Gaddafi's death also raised hopes for the resurrection of the country's lucrative oil industry, hit by the conflict.

"If the national reconciliation happens, then Libya has the best conditions for a successful future -- extremely talented, well-educated people and access to rich natural resources," said Austria's Foreign Minister Michael Spindelegger.

As tens of thousands of Libyan fighters took to the streets to celebrate the death of their former leader, a senior French official described the day as "a definitive victory for NATO".

"The urgency now in Libya is to disarm the various sides and put in place the democratic process," said Axel Poniatowski, president of the French parliament's foreign affairs committee.

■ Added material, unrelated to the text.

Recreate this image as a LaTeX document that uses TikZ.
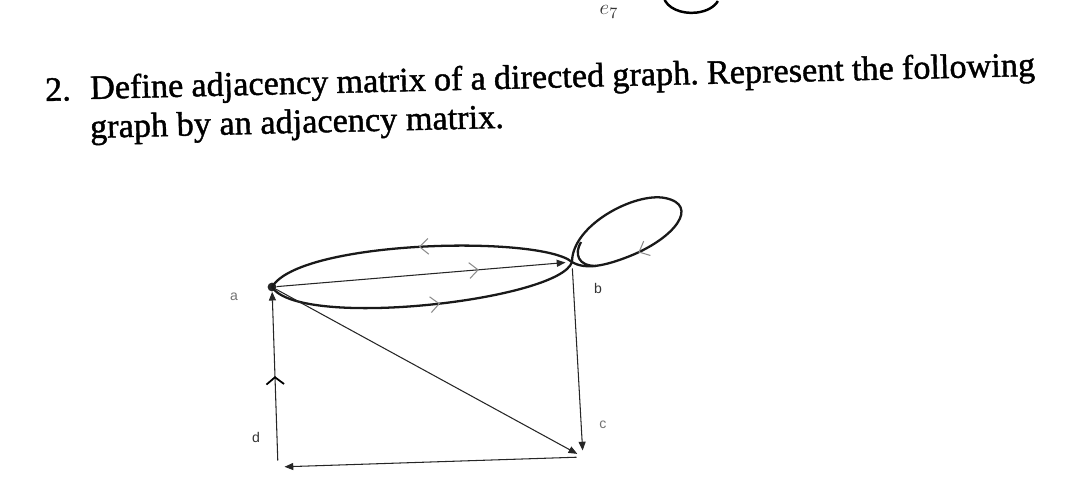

Gaddafi was the third leader to fall to a series of "Arab Spring" uprisings that have already unseated the rulers of Tunisia and Egypt and shaken Syria, Yemen and other states.

On the streets of Cairo, people said Gaddafi's downfall would be a warning to Syrian President Bashar al-Assad who has launched a crackdown against months of protest against his rule.

The response to Gaddafi's death appeared to be more muted south of Africa's Saharan desert divide where some leaders have watched the Arab protests with concern.

"This is very sad news if it is confirmed. It is a shame for Africa that someone who has led his country and even the continent's destiny, should die like this," said Senegal's minister for communications, Moustapha Guirassy.